Bunun en çarpıcı örneklerinden birisi halihazırda devam eden Ukrayna savaşıdır. Zira, egemenlik mücadelesine tutuşan emperyalist güçler Ukrayna zemininde, üstelik savaş aygıtları üzerinden burun buruna gelmiş bulunuyorlar. Bunun kendisi şimdiden Ukrayna’yı emperyalist dünyada sarsıcı sonuçlar yaratacak kırılma noktasına dönüştürmüş durumdadır. Ukrayna ya da farklı bir coğrafyada kısa vadede emperyalist kutuplar arasında kapsamlı ve yıkıcı bir savaş gündeme gelir mi, bugünden bir şey söylenemez. Ancak, Ukrayna savaşının iğreti bir denge üzerinde yol alan emperyalistler arası ilişkilerde çok önemli sonuçlar yaratacağından ve yeni kırılmaları tetikleyeceğinden kuşku duymamak gerekiyor.

***

Suriye, Libya, Yemen, Afganistan, Ukrayna… Her biri emperyalist savaş makineleri tarafından yıkıma uğratılmış bu ülkeler, emperyalistler arası ilişkilerin yanı sıra dünya halklarının ve emekçilerin yakın geleceğinde belirleyici sonuçlar yaratacak birer düğüme dönüşmüş bulunuyorlar.

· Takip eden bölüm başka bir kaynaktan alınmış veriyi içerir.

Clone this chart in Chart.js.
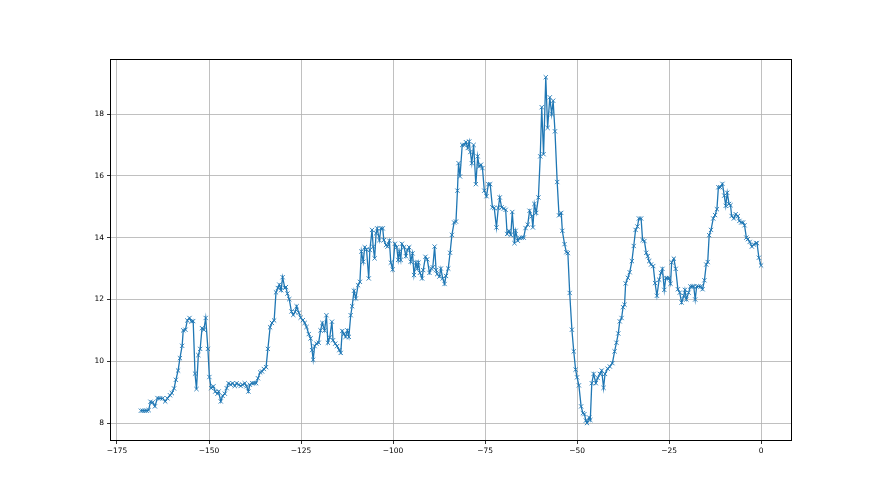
<!DOCTYPE html>
<html>
<head>
<meta charset="utf-8">
<script src="https://cdn.jsdelivr.net/npm/chart.js@4"></script>
<style>
html,body{margin:0;padding:0;background:#fff;}
canvas{display:block;}
</style>
</head>
<body>
<canvas id="c" width="880" height="495"></canvas>
<script>
const xValues = [
-168.5,-168.0,-167.4,-166.9,-166.4,-165.9,-165.3,-164.7,-164.0,-163.3,-162.6,-161.9,-161.3,-160.6,-160.1,-159.5,-159.0,-158.4,-157.9,-157.3,
-157.0,-156.4,-155.9,-155.3,-154.8,-154.3,-153.8,-153.4,-152.9,-152.4,-151.9,-151.4,-150.9,-150.3,-149.9,-149.4,-148.8,-148.3,-147.7,-147.4,
-146.8,-146.3,-145.7,-145.2,-144.7,-144.1,-143.6,-143.0,-142.5,-141.9,-141.4,-140.9,-140.3,-139.8,-139.3,-138.9,-138.3,-137.8,-137.2,-136.7,
-136.1,-135.6,-135.1,-134.5,-134.0,-133.4,-132.9,-132.3,-131.8,-131.3,-130.9,-130.4,-130.0,-129.4,-129.1,-128.7,-128.2,-127.6,-127.1,-126.6,
-126.2,-125.6,-125.1,-124.5,-124.0,-123.5,-122.9,-122.4,-122.0,-121.7,-121.3,-120.8,-120.2,-119.7,-119.2,-118.6,-118.1,-117.7,-117.2,-116.6,
-116.3,-115.7,-115.2,-114.6,-114.2,-113.8,-113.3,-112.9,-112.4,-112.0,-111.5,-111.1,-110.6,-110.1,-109.5,-109.0,-108.6,-108.1,-107.7,-107.2,
-106.6,-106.3,-105.7,-105.4,-105.0,-104.6,-104.3,-103.7,-103.3,-102.8,-102.5,-101.9,-101.5,-101.0,-100.6,-100.1,-99.5,-99.0,-98.6,-98.3,
-97.9,-97.6,-97.0,-96.5,-96.1,-95.6,-95.2,-94.7,-94.3,-93.8,-93.4,-93.1,-92.7,-92.1,-91.8,-91.2,-90.7,-90.1,-89.6,-89.2,
-88.7,-88.3,-88.0,-87.4,-87.0,-86.5,-86.0,-85.6,-85.0,-84.5,-84.0,-83.4,-82.9,-82.5,-82.2,-81.8,-81.2,-80.6,-80.2,-79.7,
-79.3,-79.0,-78.6,-78.1,-77.5,-77.0,-76.6,-76.1,-75.7,-75.2,-74.6,-74.1,-73.6,-73.0,-72.5,-71.9,-71.4,-71.0,-70.5,-69.9,
-69.4,-69.0,-68.5,-68.0,-67.6,-67.0,-66.7,-66.1,-65.6,-65.0,-64.5,-64.0,-63.4,-62.9,-62.3,-62.0,-61.6,-61.1,-60.5,-60.0,
-59.6,-59.1,-58.5,-58.0,-57.4,-56.9,-56.5,-56.0,-55.4,-54.9,-54.3,-54.0,-53.4,-52.9,-52.5,-52.0,-51.4,-50.9,-50.4,-50.0,
-49.5,-48.9,-48.4,-48.0,-47.6,-47.3,-46.7,-46.4,-46.0,-45.5,-44.9,-44.4,-43.8,-43.3,-42.8,-42.4,-41.7,-41.1,-40.4,-39.8,
-39.3,-38.8,-38.4,-37.9,-37.5,-37.1,-36.8,-36.2,-35.7,-35.1,-34.6,-34.1,-33.6,-33.2,-32.6,-32.2,-31.7,-31.2,-30.8,-30.4,
-29.9,-29.3,-28.8,-28.3,-27.7,-27.2,-26.8,-26.3,-25.9,-25.5,-25.0,-24.6,-24.3,-23.7,-23.2,-22.6,-22.1,-21.6,-21.0,-20.7,
-20.3,-19.7,-19.2,-18.7,-18.3,-17.9,-17.5,-17.0,-16.4,-15.9,-15.4,-14.9,-14.5,-14.1,-13.6,-13.0,-12.5,-12.0,-11.6,-11.1,
-10.5,-10.0,-9.6,-9.2,-8.7,-8.3,-8.0,-7.4,-6.9,-6.3,-5.9,-5.4,-4.9,-4.5,-4.0,-3.6,-3.1,-2.5,-2.0,-1.4,
-1.1,-0.6,0.0
];
const yValues = [
8.40,8.40,8.40,8.40,8.42,8.69,8.67,8.54,8.81,8.80,8.80,8.70,8.80,8.90,8.97,9.12,9.40,9.70,10.10,10.50,
11.00,11.02,11.32,11.40,11.29,11.30,9.60,9.10,10.20,10.40,11.07,11.02,11.40,10.40,9.49,9.13,9.19,9.02,8.95,9.02,
8.70,8.88,8.95,9.13,9.29,9.24,9.29,9.20,9.29,9.24,9.20,9.24,9.29,9.19,9.02,9.24,9.29,9.29,9.29,9.45,
9.64,9.67,9.75,9.81,10.40,11.10,11.24,11.32,12.23,12.37,12.48,12.30,12.72,12.37,12.40,12.19,12.01,11.61,11.50,11.60,
11.78,11.57,11.41,11.33,11.24,11.11,10.88,10.74,10.36,10.05,10.49,10.57,10.60,11.00,11.24,11.00,11.49,10.60,10.77,11.28,
10.68,10.57,10.49,10.36,10.27,10.98,10.88,10.79,11.00,10.79,11.49,11.78,12.28,12.03,12.46,12.57,13.55,13.22,13.69,13.62,
12.68,13.60,14.25,13.71,13.33,14.14,14.30,13.92,14.30,14.30,13.92,13.76,13.71,13.90,13.19,12.97,13.80,13.69,13.28,13.55,
13.28,13.80,13.69,13.40,13.60,13.69,13.22,13.49,12.79,13.19,13.00,13.19,12.86,12.68,12.95,13.38,13.30,12.86,13.00,13.04,
13.71,12.95,12.82,12.74,13.00,12.68,12.50,12.76,13.00,13.51,14.09,14.49,14.52,15.52,16.41,15.98,17.00,17.00,17.09,16.90,
17.11,16.77,16.41,17.00,15.73,16.63,16.30,16.36,16.25,15.52,15.34,15.73,15.73,14.98,14.96,14.33,14.96,15.30,14.98,14.94,
14.90,14.12,14.22,14.09,14.83,13.82,14.22,13.90,13.99,14.00,14.00,14.31,14.42,14.87,14.69,14.33,15.09,14.80,15.30,16.63,
18.22,16.70,19.19,17.55,18.54,18.00,18.43,17.44,15.80,14.72,14.80,14.22,13.79,13.53,13.50,12.21,11.02,10.32,9.73,9.48,
9.22,8.54,8.32,8.29,8.08,8.00,8.18,8.10,9.29,9.59,9.29,9.46,9.59,9.70,9.14,9.59,9.76,9.83,9.94,10.32,
10.60,10.90,11.29,11.40,11.75,11.83,12.52,12.70,12.88,13.24,13.73,14.25,14.36,14.62,14.62,13.92,13.89,13.51,13.40,13.24,
13.13,13.08,12.53,12.12,12.64,12.86,12.99,12.31,12.69,12.69,12.69,12.51,13.20,13.32,12.99,12.33,12.22,11.90,12.12,12.31,
12.00,12.22,12.42,12.42,12.42,12.00,12.42,12.42,12.42,12.33,12.62,13.13,13.21,14.08,14.25,14.62,14.73,14.92,15.63,15.63,
15.74,15.36,15.03,15.45,15.09,15.05,14.70,14.62,14.76,14.70,14.54,14.49,14.49,14.40,14.00,13.95,13.86,13.71,13.78,13.82,
13.82,13.35,13.10
];
const xTicks = [-175, -150, -125, -100, -75, -50, -25, 0];
const yTicks = [8, 10, 12, 14, 16, 18];

const points = xValues.map((x, i) => ({x: x, y: yValues[i]}));
const fmt = v => (v < 0 ? '\u2212' + Math.abs(v) : String(v));

const frame = {
  id: 'frame',
  afterDatasetsDraw(chart) {
    const a = chart.chartArea, ctx = chart.ctx;
    ctx.save();
    ctx.strokeStyle = '#000';
    ctx.lineWidth = 1;
    ctx.strokeRect(Math.round(a.left) + 0.5, Math.round(a.top) + 0.5,
                   Math.round(a.right - a.left) - 1, Math.round(a.bottom - a.top) - 1);
    ctx.restore();
  }
};

new Chart(document.getElementById('c'), {
  type: 'line',
  data: {
    datasets: [{
      data: points,
      borderColor: '#1f77b4',
      backgroundColor: 'rgba(0,0,0,0)',
      borderWidth: 1.3,
      pointStyle: 'crossRot',
      pointRadius: 3,
      pointBorderWidth: 0.9,
      pointBorderColor: '#1f77b4',
      pointHoverRadius: 3,
      tension: 0,
      fill: false
    }]
  },
  options: {
    responsive: false,
    animation: false,
    events: [],
    layout: { padding: { left: 0, top: 59, right: 88, bottom: 0 } },
    plugins: { legend: { display: false }, tooltip: { enabled: false } },
    scales: {
      x: {
        type: 'linear',
        min: -176.9,
        max: 8.4,
        afterBuildTicks: s => { s.ticks = xTicks.map(v => ({value: v})); },
        afterFit: s => { s.height = 54; },
        grid: { color: '#b0b0b0', lineWidth: 0.8, tickColor: '#000', tickLength: 3, drawTicks: true },
        border: { display: false },
        ticks: { color: '#000', font: { family: 'DejaVu Sans', size: 7.5 }, padding: 3, maxRotation: 0, callback: v => fmt(v) }
      },
      y: {
        type: 'linear',
        min: 7.42,
        max: 19.78,
        afterBuildTicks: s => { s.ticks = yTicks.map(v => ({value: v})); },
        afterFit: s => { s.width = 110; },
        grid: { color: '#b0b0b0', lineWidth: 0.8, tickColor: '#000', tickLength: 3, drawTicks: true },
        border: { display: false },
        ticks: { color: '#000', font: { family: 'DejaVu Sans', size: 7.5 }, padding: 3, callback: v => fmt(v) }
      }
    }
  },
  plugins: [frame]
});
</script>
</body>
</html>
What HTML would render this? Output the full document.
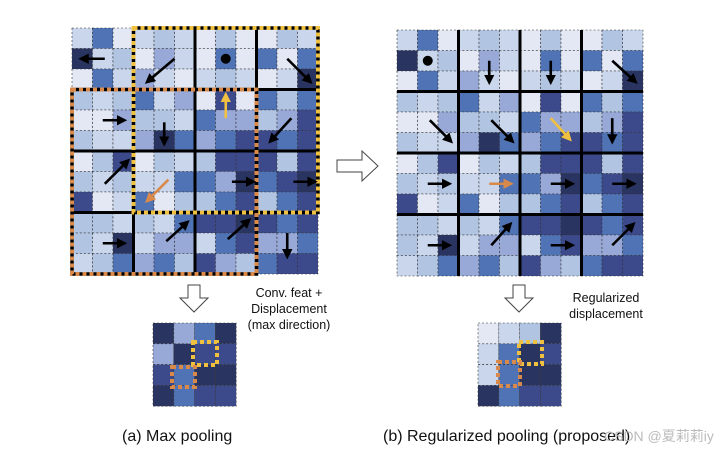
<!DOCTYPE html>
<html><head><meta charset="utf-8"><style>
html,body{margin:0;padding:0;background:#fff;width:721px;height:453px;overflow:hidden}
svg{display:block}
text{font-family:"Liberation Sans",Arial,sans-serif;fill:#111}
</style></head><body>
<svg id="s" width="721" height="453" viewBox="0 0 721 453" xmlns="http://www.w3.org/2000/svg">
<defs>
<marker id="ab" markerWidth="4" markerHeight="4" refX="2.5" refY="2" orient="auto" markerUnits="strokeWidth"><path d="M0,0 L4,2 L0,4 z" fill="#000"/></marker>
<marker id="ay" markerWidth="4" markerHeight="4" refX="2.5" refY="2" orient="auto" markerUnits="strokeWidth"><path d="M0,0 L4,2 L0,4 z" fill="#f0c040"/></marker>
<marker id="ao" markerWidth="4" markerHeight="4" refX="2.5" refY="2" orient="auto" markerUnits="strokeWidth"><path d="M0,0 L4,2 L0,4 z" fill="#d98a4a"/></marker>
</defs>
<g id="g"></g>
<!-- hollow arrows -->
<path d="M337,160 L362,160 L362,151 L378,166 L362,181 L362,172 L337,172 Z" fill="#fff" stroke="#444" stroke-width="1"/>
<path d="M188,285 L200,285 L200,298 L208,298 L194,312 L180,298 L188,298 Z" fill="#fff" stroke="#444" stroke-width="1"/>
<path d="M513,285 L525,285 L525,298 L533,298 L519,312 L505,298 L513,298 Z" fill="#fff" stroke="#444" stroke-width="1"/>
<text x="289" y="297" font-size="12.5" text-anchor="middle">Conv. feat +</text>
<text x="289" y="313" font-size="12.5" text-anchor="middle">Displacement</text>
<text x="289" y="329" font-size="12.5" text-anchor="middle">(max direction)</text>
<text x="606" y="302" font-size="12.5" text-anchor="middle">Regularized</text>
<text x="606" y="318" font-size="12.5" text-anchor="middle">displacement</text>
<text x="122" y="441" font-size="16">(a) Max pooling</text>
<text x="383" y="441" font-size="16">(b) Regularized pooling (proposed)</text>
<text x="604" y="441" font-size="14" style="fill:#bbb;font-family:'Liberation Sans','Noto Sans CJK SC',sans-serif">CSDN @夏莉莉iy</text>
</svg>
<script>
var P=["#e3e8f4","#c9d6ec","#b1c4e2","#99a9d7","#4f73b5","#3c4a8c","#2a3461"];
var D=[
"140121020021","612031040404","041310121016","212413050424","003221433235","211364345545",
"025021255525","212114436456","501402245245","221214556545","216133145334","124342532455"];
var g=document.getElementById('g'),h='';
function grid(x0,y0,c){for(var r=0;r<12;r++)for(var k=0;k<12;k++){h+='<rect x="'+(x0+k*c)+'" y="'+(y0+r*c)+'" width="'+c+'" height="'+c+'" fill="'+P[+D[r][k]]+'" stroke="#333" stroke-width="0.6" stroke-dasharray="2,2"/>';}}
function small(x0,y0,c,a){for(var r=0;r<4;r++)for(var k=0;k<4;k++){h+='<rect x="'+(x0+k*c)+'" y="'+(y0+r*c)+'" width="'+c+'" height="'+c+'" fill="'+P[+a[r][k]]+'" stroke="#333" stroke-width="0.6" stroke-dasharray="2,2"/>';}}
function L(x1,y1,x2,y2){h+='<line x1="'+x1+'" y1="'+y1+'" x2="'+x2+'" y2="'+y2+'" stroke="#000" stroke-width="3"/>';}
function dr(x,y,w,hh,col){h+='<rect x="'+x+'" y="'+y+'" width="'+w+'" height="'+hh+'" fill="none" stroke="#000" stroke-width="3.5"/><rect x="'+x+'" y="'+y+'" width="'+w+'" height="'+hh+'" fill="none" stroke="'+col+'" stroke-width="4" stroke-dasharray="4,3"/>';}
function ar(x0,y0,c,a,b,e,f,m){var col=m=='ay'?'#f0c040':m=='ao'?'#d98a4a':'#000';h+='<line x1="'+(x0+a*c)+'" y1="'+(y0+b*c)+'" x2="'+(x0+e*c)+'" y2="'+(y0+f*c)+'" stroke="'+col+'" stroke-width="2.6" marker-end="url(#'+(m||'ab')+')"/>';}
var c=20.5,lx=72,ly=28,rx=397,ry=30;
grid(lx,ly,c);grid(rx,ry,c);
// right grid lines
for(var i=1;i<4;i++){L(rx+i*3*c,ry,rx+i*3*c,ry+12*c);L(rx,ry+i*3*c,rx+12*c,ry+i*3*c);}
for(var i=1;i<4;i++){L(lx+i*3*c,ly,lx+i*3*c,ly+12*c);L(lx,ly+i*3*c,lx+12*c,ly+i*3*c);}
dr(lx+3*c,ly,9*c,9*c,'#f0c040');
dr(lx,ly+3*c,9*c,9*c,'#d98a4a');
// left arrows
var A=[[1.6,1.5,0.5,1.5],[5,1.5,3.7,2.6],[10.5,1.5,11.6,2.6],[7.5,4.4,7.5,3.3,'ay'],[1.5,4.5,2.5,4.5],[4.5,4.6,4.5,5.6],[10.7,4.4,9.7,5.5],[1.6,7.6,2.7,6.5],[4.7,7.4,3.7,8.4,'ao'],[7.8,7.5,8.8,7.5],[10.8,7.5,11.8,7.5],[1.5,10.5,2.5,10.5],[4.6,10.4,5.6,9.5],[7.6,10.3,8.6,9.4],[10.5,10,10.5,11.1]];
A.forEach(function(q){ar(lx,ly,c,q[0],q[1],q[2],q[3],q[4]);});
h+='<circle cx="'+(lx+7.5*c)+'" cy="'+(ly+1.5*c)+'" r="5" fill="#000"/>';
var B=[[4.5,1.5,4.5,2.5],[7.5,1.5,7.5,2.5],[10.5,1.5,11.6,2.5],[1.6,4.4,2.6,5.4],[4.6,4.4,5.6,5.4],[7.5,4.3,8.4,5.3,'ay'],[10.5,4.3,10.5,5.4],[1.5,7.5,2.5,7.5],[4.5,7.5,5.5,7.5,'ao'],[7.5,7.5,8.5,7.5],[10.5,7.5,11.5,7.5],[1.5,10.5,2.5,10.5],[4.6,10.5,5.5,9.5],[7.5,10.5,8.5,10.5],[10.5,10.5,11.5,9.5]];
B.forEach(function(q){ar(rx,ry,c,q[0],q[1],q[2],q[3],q[4]);});
h+='<circle cx="'+(rx+1.5*c)+'" cy="'+(ry+1.5*c)+'" r="5" fill="#000"/>';
small(153,323,20.8,["6346","3655","5466","6455"]);
small(478,323,20.8,["0126","1465","1466","6455"]);
h+='<rect x="193" y="342" width="24" height="23" fill="none" stroke="#f0c040" stroke-width="4" stroke-dasharray="4,3"/>';
h+='<rect x="172" y="367" width="23" height="20" fill="none" stroke="#d98a4a" stroke-width="4" stroke-dasharray="4,3"/>';
h+='<rect x="519" y="342" width="23" height="22" fill="none" stroke="#f0c040" stroke-width="4" stroke-dasharray="4,3"/>';
h+='<rect x="498" y="362" width="22" height="24" fill="none" stroke="#d98a4a" stroke-width="4" stroke-dasharray="4,3"/>';
g.innerHTML=h;
</script>
</body></html>
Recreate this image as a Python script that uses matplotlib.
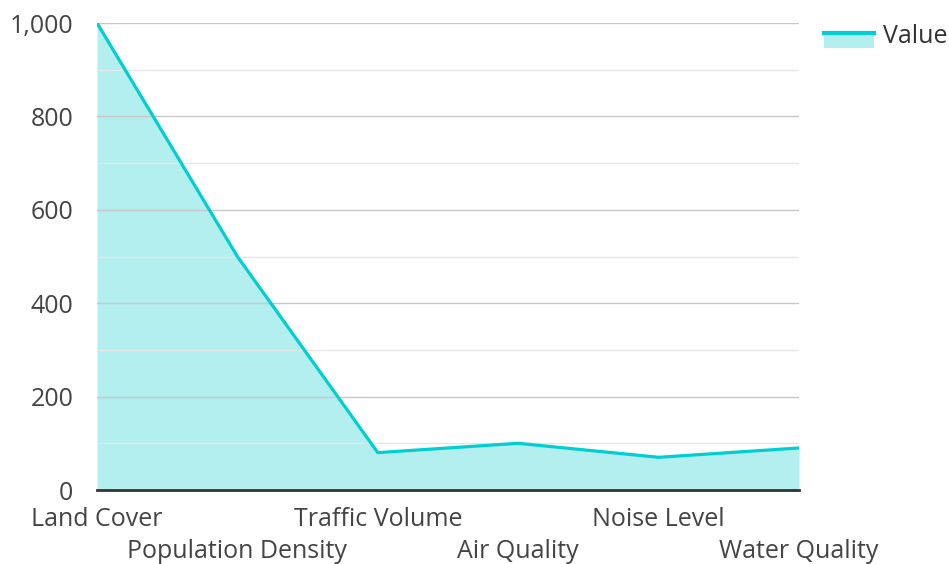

Bu düğümlerin hangi yönde çözüleceğine dair bugünden elbette bir şey söylenemez. Fakat içinde bulunduğumuz tarihsel dönem ve sistemin genelini belirleyen çok yönlü krizler, emperyalist-kapitalist dünya düzeninde bu düğümlere yenilerinin ekleneceğini açıkça ortaya koymaktadır. Bu ise en başta dünya halkları ve emekçi kitler için büyük acılar ve çok yönlü bir yıkım demektir.

Emperyalist politika ve planlara karşı durabilecek biricik güç işçi sınıfı, emekçiler ve ezilen halkların örgütlü mücadelesi ve dayanışmasıdır.

Halklar için hazırlanan yeni yıkım savaşlarının ve Ukrayna üzerinden yaşanan hesaplaşmanın gerçek içyüzünü işçi ve emekçi kitlelere açıklamak, tüm emperyalistlerin tarafı olduğu bu gerici ve haksız savaşın derhal durdurulması, tüm emperyalistlerin Ukrayna’dan ellerini çekmesi, Ukrayna halkının kendi kaderini kendisinin tayin etmesi taleplerini yükseltmek günün en acil ve öncelikli görevidir.